El debate
NINGUNA voz belicista se oyó ayer en el Congreso de los Diputados, donde se debatía sobre el conflicto del Golfo y la posición española ante él. Si recordamos nuestro pasado, tan pródigo en nostálgicos del apocalipsis y entusiasmos patrióticos, esa ausencia constituye una notable novedad de la que sólo cabe felicitarse. Los portavoces de una docena de formaciones políticas, representativas a su vez de las más diversas ideologías y culturas políticas, proclamaron sus convicciones favorables a la paz, y ni uno solo de ellos exculpó, directa o indirectamente, al régimen de Bagdad como principal responsable de la guerra que todos lamentaron y por cuya rápida finalización con el mínimo número de bajas posible abogaron. Es cierto que en la defensa de esas ideas hubo diferentes modulaciones, lo cual es lo propio de una sociedad libre y plural, y que unos oradores resultaron más coherentes en su argumentación que otros, pero nadie pidió una mayor implicación de España en el conflicto, y los reproches al Gobierno, cuando los hubo, fueron por considerar que sus esfuerzos en favor de una salida pacífica habían resultado insuficientes.El presidente del Gobierno centró su intervención en tres puntos: la defensa de la legitimidad jurídica y moral de la intervención aliada; la justificación de la posición española: cumplimiento de los compromisos internacionales, pero reduciendo la implicación en el conflicto a las tareas relacionadas con el embargo y la cooperación logística y humanitaria, y la propuesta de abordar, tras la guerra, los otros problemas de la región, y en particular la cuestión palestina, mediante un plan global con contenidos políticos y socioeconómicos.

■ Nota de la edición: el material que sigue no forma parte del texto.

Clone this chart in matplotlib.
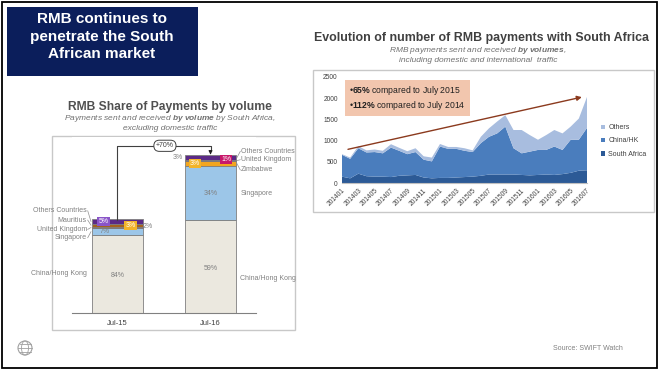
import numpy as np
import matplotlib.pyplot as plt
from matplotlib.patches import Rectangle, Ellipse, Circle

plt.rcParams["font.family"] = ["Liberation Sans", "DejaVu Sans"]
plt.rcParams["mathtext.fontset"] = "custom"
plt.rcParams["mathtext.rm"] = "Liberation Sans"
plt.rcParams["mathtext.it"] = "Liberation Sans:italic"
plt.rcParams["mathtext.bf"] = "Liberation Sans:italic:bold"
plt.rcParams["mathtext.sf"] = "Liberation Sans:bold"

# ---- left chart: share of payments by volume ----
bar_labels = ["Jul-15", "Jul-16"]
bar_totals = [100, 170]  # Jul-16 is +70% vs Jul-15
jul15_names = ["China/Hong Kong", "Singapore", "United Kingdom", "Mauritius", "Others Countries"]
jul15_share = [84, 7, 2, 3, 5]
jul16_names = ["China/Hong Kong", "Singapore", "Zimbabwe", "United Kingdom", "Others Countries"]
jul16_share = [59, 34, 3, 1, 3]

seg_colors = {
    "China/Hong Kong": "#ebe8df",
    "Singapore": "#9cc6e8",
    "United Kingdom": "#6a2240",
    "Mauritius": "#a4621e",
    "Zimbabwe": "#f2a51f",
    "Others Countries": "#5b2a86",
}

# ---- right chart: monthly RMB payments ----
months = ["2014%02d" % m for m in range(1, 13)] + ["2015%02d" % m for m in range(1, 13)] + \
         ["2016%02d" % m for m in range(1, 8)]
south_africa = [150, 110, 220, 160, 150, 150, 140, 170, 180, 190, 130, 110, 120, 120, 130, 140,
                150, 170, 200, 200, 200, 200, 190, 180, 190, 200, 190, 210, 240, 290, 300]
china_hk = [515, 460, 600, 560, 580, 550, 695, 590, 500, 540, 420, 400, 740, 685, 675, 620,
            580, 770, 890, 970, 1130, 620, 510, 560, 590, 580, 670, 570, 780, 730, 1000]
others = [15, 30, 50, 50, 60, 60, 80, 70, 70, 90, 80, 90, 60, 45, 45, 60,
          40, 150, 200, 280, 270, 430, 550, 390, 240, 350, 390, 390, 310, 500, 730]

fig = plt.figure(figsize=(6.6, 3.73), dpi=100)

# pixel overlay for the slide decorations
bg = fig.add_axes([0, 0, 1, 1])
bg.set_xlim(0, 660)
bg.set_ylim(373, 0)
bg.axis("off")

bg.add_patch(Rectangle((2, 2), 655, 366, fill=False, ec="black", lw=1.3))
bg.add_patch(Rectangle((7, 7), 191, 69, fc="#0b1e5b", ec="none"))
for i, line in enumerate(["RMB continues to", "penetrate the South", "African market"]):
    bg.text(102, 19 + 17.5 * i, line, color="white", fontsize=11, fontweight="bold",
            ha="center", va="center")

# left panel
bg.add_patch(Rectangle((52, 136), 243, 194, fill=False, ec="#c8c8c8", lw=1))
bg.text(170, 107, "RMB Share of Payments by volume", fontsize=8.7, fontweight="bold",
        color="#505050", ha="center", va="center")
bg.text(170, 118, "Payments sent and received $\\mathbf{by\\ volume}$ by South Africa,",
        fontsize=6, style="italic", color="#707070", ha="center", va="center")
bg.text(170, 129, "excluding domestic traffic", fontsize=6, style="italic",
        color="#707070", ha="center", va="center")

# right panel
bg.add_patch(Rectangle((313, 70), 341, 142, fill=False, ec="#c8c8c8", lw=1))
bg.text(481, 38, "Evolution of number of RMB payments with South Africa", fontsize=8.9,
        fontweight="bold", color="#404040", ha="center", va="center")
bg.text(478, 50, "RMB payments sent and received $\\mathbf{by\\ volumes}$,", fontsize=6,
        style="italic", color="#707070", ha="center", va="center")
bg.text(478, 60, "including domestic and international  traffic", fontsize=6,
        style="italic", color="#707070", ha="center", va="center")

bg.text(553, 348, "Source: SWIFT Watch", fontsize=5, color="#808080", ha="left", va="center")
bg.add_patch(Circle((25, 348), 7, fill=False, ec="#a0a0a0", lw=0.8))
bg.add_patch(Ellipse((25, 348), 7, 14, fill=False, ec="#a0a0a0", lw=0.6))
bg.plot([18, 32], [348, 348], color="#a0a0a0", lw=0.6)
bg.plot([19.5, 30.5], [344, 344], color="#a0a0a0", lw=0.6)
bg.plot([19.5, 30.5], [352, 352], color="#a0a0a0", lw=0.6)

# ---- bar chart ----
axb = fig.add_axes([72 / 660, 1 - 313 / 373, 184 / 660, 176.5 / 373])
axb.set_xlim(-0.489, 1.489)
axb.set_ylim(0, 190)
for s in ["top", "right", "left"]:
    axb.spines[s].set_visible(False)
axb.spines["bottom"].set_color("#808080")
axb.set_yticks([])
axb.set_xticks([0, 1])
axb.set_xticklabels(bar_labels, fontsize=5.5, color="#404040")
axb.tick_params(axis="x", length=0, pad=5)

width = 0.55
stacks = []
for xi, (names, shares, total) in enumerate([(jul15_names, jul15_share, bar_totals[0]),
                                             (jul16_names, jul16_share, bar_totals[1])]):
    bottom = 0
    tops = []
    for name, sh in zip(names, shares):
        h = sh * total / 100.0
        axb.bar(xi, h, width, bottom=bottom, color=seg_colors[name], edgecolor="#7f7f7f", lw=0.6)
        tops.append((bottom, bottom + h))
        bottom += h
    stacks.append(tops)

pct_kw = dict(fontsize=5, color="#808080", ha="center", va="center")
axb.text(0, 40, "84%", **pct_kw)
axb.text(1, 48, "59%", **pct_kw)
axb.text(1, 129, "34%", **pct_kw)
axb.text(-0.14, sum(stacks[0][1]) / 2, "7%", **pct_kw)
axb.text(0.33, 93, "2%", **pct_kw)
axb.text(0.65, 167.5, "3%", **pct_kw)

def boxed(x, y, s, fc, tc="white"):
    axb.text(x, y, s, fontsize=5, color=tc, ha="center", va="center",
             bbox=dict(boxstyle="square,pad=0.15", fc=fc, ec="none"))

boxed(-0.15, sum(stacks[0][4]) / 2, "%d%%" % jul15_share[4], "#8a55c8")
boxed(0.14, sum(stacks[0][3]) / 2, "%d%%" % jul15_share[3], "#f2b42a")
boxed(0.83, sum(stacks[1][2]) / 2, "%d%%" % jul16_share[2], "#f2b42a")
boxed(1.17, sum(stacks[1][3]) / 2 + 0.8, "%d%%" % jul16_share[3], "#c8186a")

lab_kw = dict(fontsize=5, color="#808080", va="center")
# Jul-15 labels on the left
left_y = [110, 100, 90, 81]
left_names = ["Others Countries", "Mauritius", "United Kingdom", "Singapore"]
left_seg = [4, 3, 2, 1]
for yy, nm, si in zip(left_y, left_names, left_seg):
    axb.text(-0.33, yy, nm, ha="right", clip_on=False, **lab_kw)
    axb.plot([-0.32, -0.285], [yy, sum(stacks[0][si]) / 2], color="#909090", lw=0.5, clip_on=False)
axb.text(-0.33, 43, "China/Hong Kong", ha="right", clip_on=False, **lab_kw)

right_y = [174, 165, 154]
right_names = ["Others Countries", "United Kingdom", "Zimbabwe"]
right_seg = [4, 3, 2]
for yy, nm, si in zip(right_y, right_names, right_seg):
    axb.text(1.33, yy, nm, ha="left", clip_on=False, **lab_kw)
    axb.plot([1.285, 1.32], [sum(stacks[1][si]) / 2, yy], color="#909090", lw=0.5, clip_on=False)
axb.text(1.32, 129, "Singapore", ha="left", clip_on=False, **lab_kw)
axb.text(1.32, 37, "China/Hong Kong", ha="left", clip_on=False, **lab_kw)

# +70% connector
axb.plot([0, 0, 1, 1], [bar_totals[0], 180, 180, 174], color="#404040", lw=0.8, clip_on=False)
axb.annotate("", xy=(1, bar_totals[1] + 0.5), xytext=(1, 175),
             arrowprops=dict(arrowstyle="-|>", color="#202020", lw=0.8, mutation_scale=5))
axb.text(0.51, 180, "+70%", fontsize=5, color="#404040", ha="center", va="center",
         bbox=dict(boxstyle="round,pad=0.3,rounding_size=0.8", fc="white", ec="#404040", lw=0.7))

# ---- area chart ----
axa = fig.add_axes([342 / 660, 1 - 183 / 373, 245 / 660, 106 / 373])
x = np.arange(len(months))
axa.stackplot(x, south_africa, china_hk, others,
              colors=["#2c5a96", "#4a7dbd", "#a8bddf"],
              labels=["South Africa", "China/HK", "Others"])
axa.set_xlim(0, len(months) - 1)
axa.set_ylim(0, 2500)
axa.set_yticks(range(0, 2501, 500))
axa.set_xticks(x[::2])
axa.set_xticklabels(months[::2], rotation=45, ha="right", rotation_mode="anchor")
axa.tick_params(labelsize=4.8, colors="#404040", length=0, pad=3)
for s in ["top", "right", "left"]:
    axa.spines[s].set_visible(False)
axa.spines["bottom"].set_color("#c0c0c0")

axa.text(0.9, 2330, "•$\\mathsf{65\\%}$ compared to July 2015\n•$\\mathsf{112\\%}$ compared to July 2014",
         fontsize=6.2, color="#202020", va="top", ha="left", linespacing=1.2,
         bbox=dict(boxstyle="square,pad=0.5", fc="#f2c6ae", ec="none"))
axa.annotate("", xy=(29.7, 2040), xytext=(0.4, 780),
             arrowprops=dict(arrowstyle="-|>", color="#8b3a1e", lw=1.0, mutation_scale=7))

h, l = axa.get_legend_handles_labels()
fig.legend(h[::-1], l[::-1], loc="center left", bbox_to_anchor=(595 / 660, 1 - 141 / 373),
           frameon=False, fontsize=5, handlelength=0.6, handleheight=0.6, labelspacing=0.9,
           handletextpad=0.4, labelcolor="#404040")

fig.savefig("out.png", dpi=100)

Su argumentación resultó convincente en términos generales, aunque no pudo evitar las ambigüedades inherentes a una situación en la que la necesidad de mantener la unanimidad de los aliados ha limitado la exploración de iniciativas negociadoras más audaces. Pero tiene razón Felipe González al afirmar que el rechazo por parte de Sadam de cuantas propuestas de salida pacífica le fueron planteadas, incluidas las que admitían una vinculación indirecta con la cuestión palestina, dejaba escaso margen para tales iniciativas.

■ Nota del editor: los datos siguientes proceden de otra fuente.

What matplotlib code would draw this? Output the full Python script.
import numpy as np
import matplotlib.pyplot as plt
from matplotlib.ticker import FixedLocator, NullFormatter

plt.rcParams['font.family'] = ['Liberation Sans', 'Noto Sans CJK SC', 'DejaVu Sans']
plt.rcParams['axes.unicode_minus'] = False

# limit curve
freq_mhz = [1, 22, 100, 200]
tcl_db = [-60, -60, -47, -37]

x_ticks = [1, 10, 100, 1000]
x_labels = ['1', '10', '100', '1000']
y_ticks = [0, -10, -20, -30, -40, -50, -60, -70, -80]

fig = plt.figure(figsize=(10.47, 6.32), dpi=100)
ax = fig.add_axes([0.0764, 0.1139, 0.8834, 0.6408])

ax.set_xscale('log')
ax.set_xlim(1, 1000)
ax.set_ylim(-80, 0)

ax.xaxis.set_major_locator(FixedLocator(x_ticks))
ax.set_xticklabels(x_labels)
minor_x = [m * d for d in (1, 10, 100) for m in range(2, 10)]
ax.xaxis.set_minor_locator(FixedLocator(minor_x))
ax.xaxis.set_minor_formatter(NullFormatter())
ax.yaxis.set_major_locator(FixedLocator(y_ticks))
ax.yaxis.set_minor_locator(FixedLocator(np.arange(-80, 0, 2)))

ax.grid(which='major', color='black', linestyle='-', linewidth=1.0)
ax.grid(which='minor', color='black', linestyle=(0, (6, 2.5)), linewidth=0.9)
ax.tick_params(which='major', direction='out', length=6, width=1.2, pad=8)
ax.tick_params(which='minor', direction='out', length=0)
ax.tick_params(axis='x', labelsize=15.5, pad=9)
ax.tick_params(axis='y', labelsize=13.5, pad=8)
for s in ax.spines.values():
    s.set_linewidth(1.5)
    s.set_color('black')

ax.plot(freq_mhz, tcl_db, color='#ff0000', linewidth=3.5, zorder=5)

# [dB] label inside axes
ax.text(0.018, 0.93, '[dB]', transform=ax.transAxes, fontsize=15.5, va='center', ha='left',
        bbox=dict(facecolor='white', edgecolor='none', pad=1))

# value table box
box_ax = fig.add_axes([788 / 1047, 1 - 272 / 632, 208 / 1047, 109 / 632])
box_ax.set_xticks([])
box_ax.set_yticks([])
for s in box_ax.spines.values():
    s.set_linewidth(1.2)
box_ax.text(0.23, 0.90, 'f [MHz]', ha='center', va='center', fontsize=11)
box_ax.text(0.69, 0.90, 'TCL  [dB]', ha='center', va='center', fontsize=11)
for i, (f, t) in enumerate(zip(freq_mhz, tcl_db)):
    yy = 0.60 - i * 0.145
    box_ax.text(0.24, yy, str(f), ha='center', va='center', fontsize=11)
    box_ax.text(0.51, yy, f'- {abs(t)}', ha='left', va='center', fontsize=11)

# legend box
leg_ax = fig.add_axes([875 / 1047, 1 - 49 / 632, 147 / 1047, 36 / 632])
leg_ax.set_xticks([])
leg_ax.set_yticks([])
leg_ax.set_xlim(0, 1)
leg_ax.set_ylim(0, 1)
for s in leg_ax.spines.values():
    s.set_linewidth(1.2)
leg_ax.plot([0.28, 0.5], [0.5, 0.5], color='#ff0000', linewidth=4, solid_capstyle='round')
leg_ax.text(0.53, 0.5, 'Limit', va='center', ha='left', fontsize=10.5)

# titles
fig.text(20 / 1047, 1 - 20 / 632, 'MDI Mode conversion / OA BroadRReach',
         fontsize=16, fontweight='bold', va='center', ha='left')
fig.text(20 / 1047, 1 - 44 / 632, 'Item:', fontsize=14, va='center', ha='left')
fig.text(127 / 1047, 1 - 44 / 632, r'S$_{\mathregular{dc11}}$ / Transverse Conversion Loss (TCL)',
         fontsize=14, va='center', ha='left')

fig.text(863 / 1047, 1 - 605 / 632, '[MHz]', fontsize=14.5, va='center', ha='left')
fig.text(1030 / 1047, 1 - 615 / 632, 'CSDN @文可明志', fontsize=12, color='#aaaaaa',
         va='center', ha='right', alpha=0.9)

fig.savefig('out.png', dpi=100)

El portavoz de Izquierda Unida (IU), Julio Anguita, aprovechó los puntos débiles de la posición española -y de la comunidad internacional- para reivindicar la eficacia a largo plazo de la vía lenta del embargo como método de obtener los efectos deseados sin el drama de una guerra. Es un argumento defendible, aunque no conviene olvidar que IU ha venido reclamando desde agosto una actitud neutralista de España, oponiéndose a la participación de los buques españoles en el embargo, así como al apoyo logístico prestado por España en el marco de las resoluciones de la ONU, Las referencias de Anguita a la disociación entre el Parlamento y la calle -con menciones adicionales al 14-D y el referéndum sobre la OTAN- fueron demagógicas (aunque no tanto como las de Rojas Marcos, insuperable en ese terreno).

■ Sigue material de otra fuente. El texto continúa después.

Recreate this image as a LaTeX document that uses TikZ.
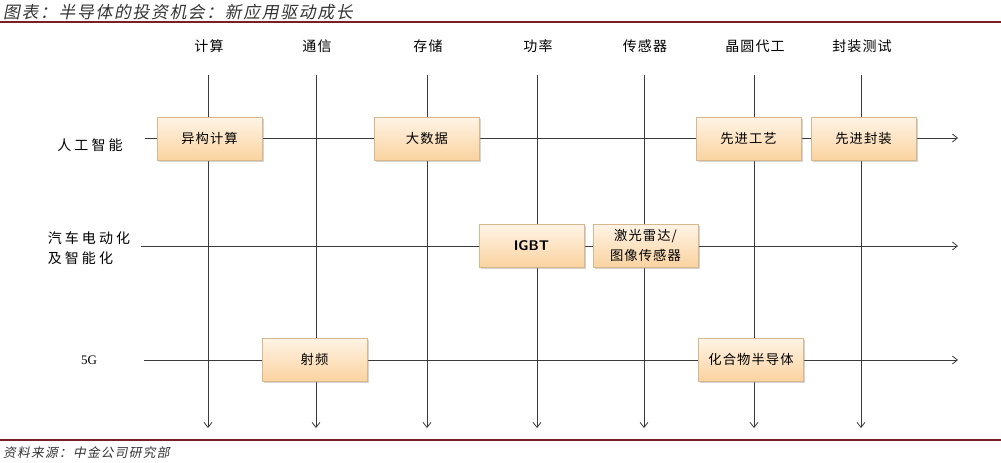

Aznar respondió con concisión y eficacia a tales insinuaciones, apoyando la indignada réplica de Felipe González en el mismo sentido. La intervención del líder del PP fue serena y bien argumentada, tanto en su identificación genérica con la postura del Gobierno como en sus reproches a los defectos de forma que denunció. Roca, tan brillante como siempre, denunció la falacia de quienes ponen en el mismo plano a Sadam y a Bush, y elogió la prudencia de la posición española. La aportación principal de Adolfo Suárez consistió en su inteligente petición (en base a un párrafo de la resolución 678) de que el Consejo General vele por que la acción de los aliados se limite a la liberación de Kuwait. Del resto de las intervenciones es de reseñar la rectificación por parte del portavoz del PNV de su anterior petición de regreso de los buques españoles, que hoy resultaría incoherente con el compromiso de solidaridad internacional.